Ele autografa hoje, a partir das 19 horas, na sede da Associação dos Docentes da UFG (Adufg), na 9ª Avenida, Setor Vila Nova, o livro Araguaia – Depois da Guerrilha, Outra Guerra, em que descreve o que aconteceu à região localizada nas duas margens do Rio Araguaia entre os anos de 1975 e 2000. “Acho que nós não escolhemos determinados temas e sim eles nos escolhem”, afirma o pesquisador, que com seu livro Guerrilha do Araguaia – A Esquerda em Armas, lançado pela primeira vez em 1997 e reeditado em 2012, tornou-se uma referência nacional para tudo o que se disse sobre a guerrilha a partir dali.

“Quando iniciei minha tese de doutorado, este não era o objeto de pesquisa. Estava engatilhando outro tema. Mas minha participação em grupos de investigação sobre os desaparecidos do conflito me levou de volta à região. Aí ficou difícil sair”, justifica.
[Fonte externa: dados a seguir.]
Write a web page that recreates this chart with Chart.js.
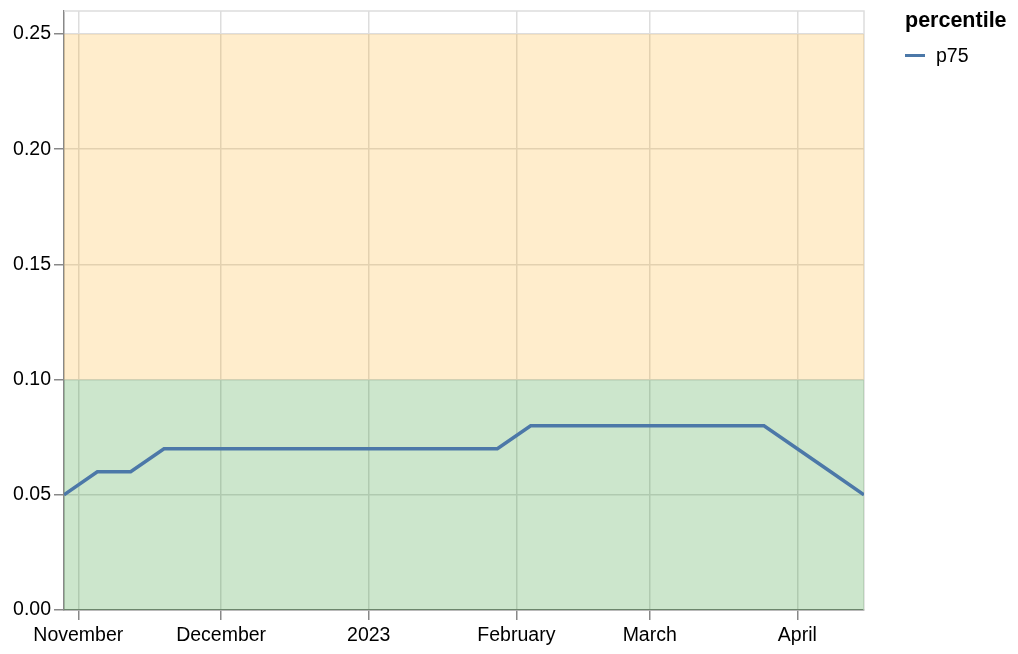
<!DOCTYPE html>
<html lang="en">
<head>
    <meta charset="UTF-8">
    <title>p75 by week</title>
    <script src="https://cdn.jsdelivr.net/npm/chart.js"></script>
    <style>
        body { margin: 0; background: #fff; font-family: "Liberation Sans", Helvetica, Arial, sans-serif; }
        #wrap { position: relative; width: 1018px; height: 654px; }
        #legend { position: absolute; left: 905px; top: 9px; color: #000; }
        #legend .title { font-weight: bold; font-size: 21.5px; line-height: 22px; }
        #legend .item { margin-top: 13px; font-size: 19.5px; line-height: 22px; display: flex; align-items: center; }
        #legend .swatch { width: 20px; height: 3px; margin-right: 11px; }
    </style>
</head>
<body>
    <div id="wrap">
        <canvas id="chart"></canvas>
        <div id="legend"></div>
    </div>

    <script>
        // weekly p75 values
        const weeks = [
            '2022-10-29', '2022-11-05', '2022-11-12', '2022-11-19', '2022-11-26',
            '2022-12-03', '2022-12-10', '2022-12-17', '2022-12-24', '2022-12-31',
            '2023-01-07', '2023-01-14', '2023-01-21', '2023-01-28', '2023-02-04',
            '2023-02-11', '2023-02-18', '2023-02-25', '2023-03-04', '2023-03-11',
            '2023-03-18', '2023-03-25', '2023-04-01', '2023-04-08', '2023-04-15'
        ];
        const p75 = [
            0.05, 0.06, 0.06, 0.07, 0.07,
            0.07, 0.07, 0.07, 0.07, 0.07,
            0.07, 0.07, 0.07, 0.07, 0.08,
            0.08, 0.08, 0.08, 0.08, 0.08,
            0.08, 0.08, 0.07, 0.06, 0.05
        ];
        const seriesName = 'p75';
        const legendTitle = 'percentile';

        const monthTicks = ['2022-11-01', '2022-12-01', '2023-01-01', '2023-02-01', '2023-03-01', '2023-04-01'];
        const monthLabels = ['November', 'December', '2023', 'February', 'March', 'April'];
        const yTicks = [0, 0.05, 0.10, 0.15, 0.20, 0.25];
        const yMax = 0.26;

        // threshold bands [from, to]
        const goodBand = [0, 0.10];
        const warnBand = [0.10, 0.25];

        const lineColor = '#4c78a8';
        const font = { family: '"Liberation Sans", Helvetica, Arial, sans-serif', size: 19.5 };

        const bandPlugin = {
            id: 'bands',
            beforeDatasetsDraw(chart) {
                const { ctx, chartArea, scales } = chart;
                const y = scales.y;
                const draw = (band, color) => {
                    const top = y.getPixelForValue(band[1]);
                    const bottom = y.getPixelForValue(band[0]);
                    ctx.fillStyle = color;
                    ctx.fillRect(chartArea.left, top, chartArea.right - chartArea.left, bottom - top);
                };
                ctx.save();
                // view border (top/right)
                ctx.strokeStyle = '#ddd';
                ctx.lineWidth = 1.5;
                ctx.beginPath();
                ctx.moveTo(chartArea.left, chartArea.top);
                ctx.lineTo(chartArea.right, chartArea.top);
                ctx.lineTo(chartArea.right, chartArea.bottom);
                ctx.stroke();
                draw(goodBand, 'rgba(0, 128, 0, 0.2)');
                draw(warnBand, 'rgba(255, 165, 0, 0.2)');
                ctx.restore();
            }
        };

        const noPad = scale => {
            scale.paddingTop = 0;
            scale.paddingBottom = 0;
            scale.paddingLeft = 0;
            scale.paddingRight = 0;
        };

        const points = weeks.map((d, i) => ({ x: Date.parse(d), y: p75[i] }));

        const ctx = document.getElementById('chart').getContext('2d');
        const chart = new Chart(ctx, {
            type: 'line',
            data: {
                datasets: [{
                    label: seriesName,
                    data: points,
                    borderColor: lineColor,
                    borderWidth: 3.5,
                    pointRadius: 0,
                    tension: 0,
                    fill: false
                }]
            },
            options: {
                responsive: true,
                maintainAspectRatio: false,
                animation: false,
                layout: { padding: { left: 0, top: 11, right: 154, bottom: 0 } },
                plugins: {
                    legend: { display: false },
                    tooltip: { enabled: false }
                },
                scales: {
                    x: {
                        type: 'linear',
                        min: Date.parse(weeks[0]),
                        max: Date.parse(weeks[weeks.length - 1]),
                        afterBuildTicks: scale => {
                            scale.ticks = monthTicks.map(d => ({ value: Date.parse(d) }));
                        },
                        afterFit: scale => { scale.height = 44; noPad(scale); },
                        ticks: {
                            callback: (value, index) => monthLabels[index],
                            color: '#000',
                            font,
                            padding: 4,
                            maxRotation: 0,
                            autoSkip: false
                        },
                        grid: { color: '#ddd', lineWidth: 1.5, tickColor: '#888', tickLength: 10 },
                        border: { color: '#888', width: 1.5 }
                    },
                    y: {
                        min: 0,
                        max: yMax,
                        afterBuildTicks: scale => {
                            scale.ticks = yTicks.map(v => ({ value: v }));
                        },
                        afterFit: scale => { scale.width = 64; noPad(scale); },
                        ticks: {
                            callback: value => value.toFixed(2),
                            color: '#000',
                            font,
                            padding: 3
                        },
                        grid: { color: '#ddd', lineWidth: 1.5, tickColor: '#888', tickLength: 10 },
                        border: { color: '#888', width: 1.5 }
                    }
                }
            },
            plugins: [bandPlugin]
        });

        // legend
        const legend = document.getElementById('legend');
        legend.innerHTML = `<div class="title">${legendTitle}</div>` +
            chart.data.datasets.map(ds =>
                `<div class="item"><span class="swatch" style="background:${ds.borderColor}"></span>${ds.label}</div>`
            ).join('');
    </script>
</body>
</html>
A nova obra é o resultado deste novo fôlego em busca de respostas. Romualdo integra o grupo de trabalho incumbido de localizar os restos mortais da maior parte dos militantes políticos ligados ao Partido Comunista do Brasil (PC do B) que decidiram montar um foco de guerrilha rural, aos moldes do que havia sido feito em Cuba por Fidel Castro e Che Guevara, e que foram exterminados por missões especiais das Forças Armadas. Essa atuação o fez perceber que os efeitos daqueles anos sangrentos na década de 1970 continuavam, transformados, mas igualmente arrasadores para as comunidades locais.

“A luta pela terra na região foi absorvida pela Lei de Segurança Nacional, o que é uma herança direta das ações militares por conta da Guerrilha do Araguaia. Houve o enquadramento nesse dispositivo de padres, camponeses, políticos”, observa.

Uma sequência de eventos trágicos e tragédias humanas ocorridas na área demonstra, segundo Romualdo, a participação efetiva de agentes militares. O primeiro desses episódios se deu logo após o fim da guerrilha, ainda em 1975, e ficou conhecido como A Revolta dos Perdidos.

“Houve a ocupação de propriedades da antiga Fundação Brasil-Central por parte de camponeses. Havia registros de terras griladas. Uma equipe do Incra esteve na região, mas foi hostilizada. Ela, então, retornou com reforço policial, mas foram tocaiados. O governo enviou então uma tropa bem maior para retirar os camponeses das terras e houve novos embates. Muitos agricultores fugiram para a mata. Alguns dos líderes rurais eram os que auxiliaram os guerrilheiros. Ocorreram prisões e abusos. As coisas só se resolveram porque a Igreja pressionou”, relata o pesquisador.

CORONEL

Romualdo afirma que parte dos episódios de violência que aconteceram no Bico do Papagaio e sul do Pará depois do extermínio da Guerrilha do Araguaia responde pelo nome do coronel Sebastião Curió. Figura poderosa na região, ele participou das operações que caçaram os militantes de esquerda pelas matas e é visto como a única pessoa que poderia esclarecer os desaparecimentos ocorridos durante os combates.

“Ele, porém, não fala”, lamenta o professor. Mas manda muito. “Curió montou uma forte estrutura de poder na região, criando um clima que o favorecesse. Ele mandava informes ao governo dizendo que persistiam ameaças de revoltas comunistas. Há no Arquivo Nacional provas dessa atuação”, conta Romualdo. Em 2012, Curió foi denunciado pelo Ministério Público por sua participação na repressão aos militantes do Araguaia.

Com o tempo, porém, Curió tornou-se uma autoridade no local. Uma cidade foi fundada com o seu nome, Curionópolis, e as equipes de busca que chegaram ao Bico do Papagaio e ao sul do Pará para tentar encontrar mais pistas dos participantes da guerrilha se depararam com dificuldades iniciais. “Havia um clima de medo. Ele pouco aparecia pessoalmente, mas seus homens estavam espalhados, intimidando a população, que temia dar mais informações sobre a época dos confrontos”, lembra Romualdo.

A situação só mudou há cerca de dez anos, quando uma força-tarefa foi montada para combater essas atitudes. Fatos violentos, porém, estão longe de ser cenas pertencentes apenas ao passado.